_Data shown:_
-- BEGIN --
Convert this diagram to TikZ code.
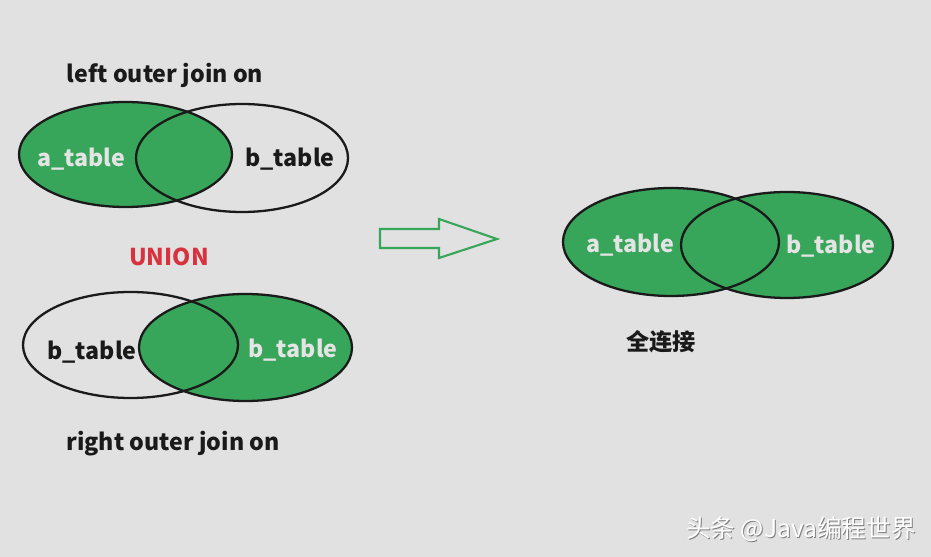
-- END --
-- BEGIN --
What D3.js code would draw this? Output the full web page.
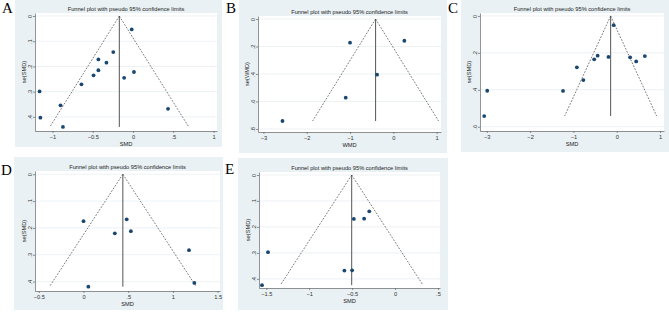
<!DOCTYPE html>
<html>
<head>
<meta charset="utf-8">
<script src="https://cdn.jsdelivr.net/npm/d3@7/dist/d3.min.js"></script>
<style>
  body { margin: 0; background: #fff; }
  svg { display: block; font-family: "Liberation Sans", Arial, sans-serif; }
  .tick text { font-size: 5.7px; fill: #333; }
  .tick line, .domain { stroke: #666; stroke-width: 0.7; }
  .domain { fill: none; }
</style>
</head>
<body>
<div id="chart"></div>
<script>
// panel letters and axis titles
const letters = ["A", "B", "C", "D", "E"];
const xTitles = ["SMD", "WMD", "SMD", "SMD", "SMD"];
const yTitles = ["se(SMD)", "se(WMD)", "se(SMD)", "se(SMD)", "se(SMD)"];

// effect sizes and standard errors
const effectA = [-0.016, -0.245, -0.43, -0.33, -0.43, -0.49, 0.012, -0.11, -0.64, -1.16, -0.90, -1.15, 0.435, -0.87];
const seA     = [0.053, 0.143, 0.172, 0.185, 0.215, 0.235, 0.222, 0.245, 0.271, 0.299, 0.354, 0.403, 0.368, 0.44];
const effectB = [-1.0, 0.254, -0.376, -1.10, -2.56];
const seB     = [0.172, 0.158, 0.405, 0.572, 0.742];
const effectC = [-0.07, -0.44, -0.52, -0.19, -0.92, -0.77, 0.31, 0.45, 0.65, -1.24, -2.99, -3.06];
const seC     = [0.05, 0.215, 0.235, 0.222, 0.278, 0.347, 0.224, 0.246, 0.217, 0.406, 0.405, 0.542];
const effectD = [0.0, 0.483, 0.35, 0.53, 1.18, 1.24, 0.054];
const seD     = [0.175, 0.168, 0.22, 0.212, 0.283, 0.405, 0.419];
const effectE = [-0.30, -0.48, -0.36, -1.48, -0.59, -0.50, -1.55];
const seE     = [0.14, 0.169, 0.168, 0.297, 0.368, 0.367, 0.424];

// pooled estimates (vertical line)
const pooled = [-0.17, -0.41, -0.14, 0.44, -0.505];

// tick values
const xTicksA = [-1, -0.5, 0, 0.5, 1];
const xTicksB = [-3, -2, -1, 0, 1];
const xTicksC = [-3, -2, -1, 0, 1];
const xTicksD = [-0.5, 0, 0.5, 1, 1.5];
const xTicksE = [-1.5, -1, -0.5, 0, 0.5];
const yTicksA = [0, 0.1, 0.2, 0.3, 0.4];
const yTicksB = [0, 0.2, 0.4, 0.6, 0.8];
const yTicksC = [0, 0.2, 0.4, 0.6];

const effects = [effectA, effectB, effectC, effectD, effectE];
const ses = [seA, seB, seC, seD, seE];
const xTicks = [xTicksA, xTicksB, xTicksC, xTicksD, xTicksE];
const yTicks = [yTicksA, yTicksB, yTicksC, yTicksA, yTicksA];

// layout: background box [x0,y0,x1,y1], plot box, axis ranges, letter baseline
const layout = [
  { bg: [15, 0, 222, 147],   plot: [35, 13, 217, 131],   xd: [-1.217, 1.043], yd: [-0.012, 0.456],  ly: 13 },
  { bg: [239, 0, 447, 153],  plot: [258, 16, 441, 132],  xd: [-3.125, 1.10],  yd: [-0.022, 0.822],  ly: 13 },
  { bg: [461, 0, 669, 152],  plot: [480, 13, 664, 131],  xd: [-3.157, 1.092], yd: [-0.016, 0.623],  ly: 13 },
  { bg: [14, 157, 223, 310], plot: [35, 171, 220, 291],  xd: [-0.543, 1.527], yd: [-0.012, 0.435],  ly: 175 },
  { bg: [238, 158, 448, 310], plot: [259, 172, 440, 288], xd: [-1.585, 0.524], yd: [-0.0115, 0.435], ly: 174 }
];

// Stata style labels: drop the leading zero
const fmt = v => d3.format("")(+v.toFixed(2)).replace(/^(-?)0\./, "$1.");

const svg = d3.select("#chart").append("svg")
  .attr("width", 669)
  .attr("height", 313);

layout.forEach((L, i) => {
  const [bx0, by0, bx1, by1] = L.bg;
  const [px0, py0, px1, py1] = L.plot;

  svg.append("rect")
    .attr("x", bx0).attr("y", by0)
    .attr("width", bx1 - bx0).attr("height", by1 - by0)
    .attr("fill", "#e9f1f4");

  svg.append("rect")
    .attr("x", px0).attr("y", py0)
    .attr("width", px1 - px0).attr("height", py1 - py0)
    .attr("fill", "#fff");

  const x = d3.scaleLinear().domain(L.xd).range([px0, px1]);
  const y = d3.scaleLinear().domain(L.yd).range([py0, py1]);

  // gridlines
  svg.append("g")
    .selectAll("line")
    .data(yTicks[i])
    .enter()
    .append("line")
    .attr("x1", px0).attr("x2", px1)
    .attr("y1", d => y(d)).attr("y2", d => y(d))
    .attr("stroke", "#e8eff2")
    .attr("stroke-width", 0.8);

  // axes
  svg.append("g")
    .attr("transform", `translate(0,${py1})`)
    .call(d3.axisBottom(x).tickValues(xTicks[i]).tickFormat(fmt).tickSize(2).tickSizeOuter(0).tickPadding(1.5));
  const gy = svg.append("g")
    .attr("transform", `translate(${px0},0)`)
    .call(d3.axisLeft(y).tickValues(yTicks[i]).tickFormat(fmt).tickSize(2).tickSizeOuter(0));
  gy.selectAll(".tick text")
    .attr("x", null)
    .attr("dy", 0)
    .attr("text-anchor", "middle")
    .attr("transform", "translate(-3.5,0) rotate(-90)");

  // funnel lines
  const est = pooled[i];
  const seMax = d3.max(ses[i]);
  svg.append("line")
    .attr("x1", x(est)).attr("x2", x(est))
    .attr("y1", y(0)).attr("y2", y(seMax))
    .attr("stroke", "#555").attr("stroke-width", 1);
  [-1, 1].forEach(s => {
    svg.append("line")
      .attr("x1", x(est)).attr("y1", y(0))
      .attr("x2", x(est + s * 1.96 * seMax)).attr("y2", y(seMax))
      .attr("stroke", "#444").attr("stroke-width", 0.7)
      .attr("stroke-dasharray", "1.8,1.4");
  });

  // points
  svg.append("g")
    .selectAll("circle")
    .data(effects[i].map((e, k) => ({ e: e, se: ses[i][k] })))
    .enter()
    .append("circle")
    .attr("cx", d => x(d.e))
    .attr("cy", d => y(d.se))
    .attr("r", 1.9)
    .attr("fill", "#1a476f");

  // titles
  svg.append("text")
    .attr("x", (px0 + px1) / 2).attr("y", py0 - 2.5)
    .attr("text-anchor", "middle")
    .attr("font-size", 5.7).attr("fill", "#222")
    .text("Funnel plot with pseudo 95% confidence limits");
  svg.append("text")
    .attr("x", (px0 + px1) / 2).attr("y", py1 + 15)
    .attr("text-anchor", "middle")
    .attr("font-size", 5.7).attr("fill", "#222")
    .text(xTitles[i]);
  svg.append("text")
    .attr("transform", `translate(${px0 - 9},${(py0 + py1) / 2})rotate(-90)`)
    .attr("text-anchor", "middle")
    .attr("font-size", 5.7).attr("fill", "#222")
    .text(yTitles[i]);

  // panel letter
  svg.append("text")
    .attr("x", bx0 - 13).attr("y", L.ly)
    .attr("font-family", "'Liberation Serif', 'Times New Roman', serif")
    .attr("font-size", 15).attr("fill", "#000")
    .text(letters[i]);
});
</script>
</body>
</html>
-- END --
_Exercise goal:_ Repeat only the lines running from "What D3.js code" to "0.368, 0.367, 0.424];", ends included, and leave the pictures out.

_Solution to the exercise:_
What D3.js code would draw this? Output the full web page.
<!DOCTYPE html>
<html>
<head>
<meta charset="utf-8">
<script src="https://cdn.jsdelivr.net/npm/d3@7/dist/d3.min.js"></script>
<style>
  body { margin: 0; background: #fff; }
  svg { display: block; font-family: "Liberation Sans", Arial, sans-serif; }
  .tick text { font-size: 5.7px; fill: #333; }
  .tick line, .domain { stroke: #666; stroke-width: 0.7; }
  .domain { fill: none; }
</style>
</head>
<body>
<div id="chart"></div>
<script>
// panel letters and axis titles
const letters = ["A", "B", "C", "D", "E"];
const xTitles = ["SMD", "WMD", "SMD", "SMD", "SMD"];
const yTitles = ["se(SMD)", "se(WMD)", "se(SMD)", "se(SMD)", "se(SMD)"];

// effect sizes and standard errors
const effectA = [-0.016, -0.245, -0.43, -0.33, -0.43, -0.49, 0.012, -0.11, -0.64, -1.16, -0.90, -1.15, 0.435, -0.87];
const seA     = [0.053, 0.143, 0.172, 0.185, 0.215, 0.235, 0.222, 0.245, 0.271, 0.299, 0.354, 0.403, 0.368, 0.44];
const effectB = [-1.0, 0.254, -0.376, -1.10, -2.56];
const seB     = [0.172, 0.158, 0.405, 0.572, 0.742];
const effectC = [-0.07, -0.44, -0.52, -0.19, -0.92, -0.77, 0.31, 0.45, 0.65, -1.24, -2.99, -3.06];
const seC     = [0.05, 0.215, 0.235, 0.222, 0.278, 0.347, 0.224, 0.246, 0.217, 0.406, 0.405, 0.542];
const effectD = [0.0, 0.483, 0.35, 0.53, 1.18, 1.24, 0.054];
const seD     = [0.175, 0.168, 0.22, 0.212, 0.283, 0.405, 0.419];
const effectE = [-0.30, -0.48, -0.36, -1.48, -0.59, -0.50, -1.55];
const seE     = [0.14, 0.169, 0.168, 0.297, 0.368, 0.367, 0.424];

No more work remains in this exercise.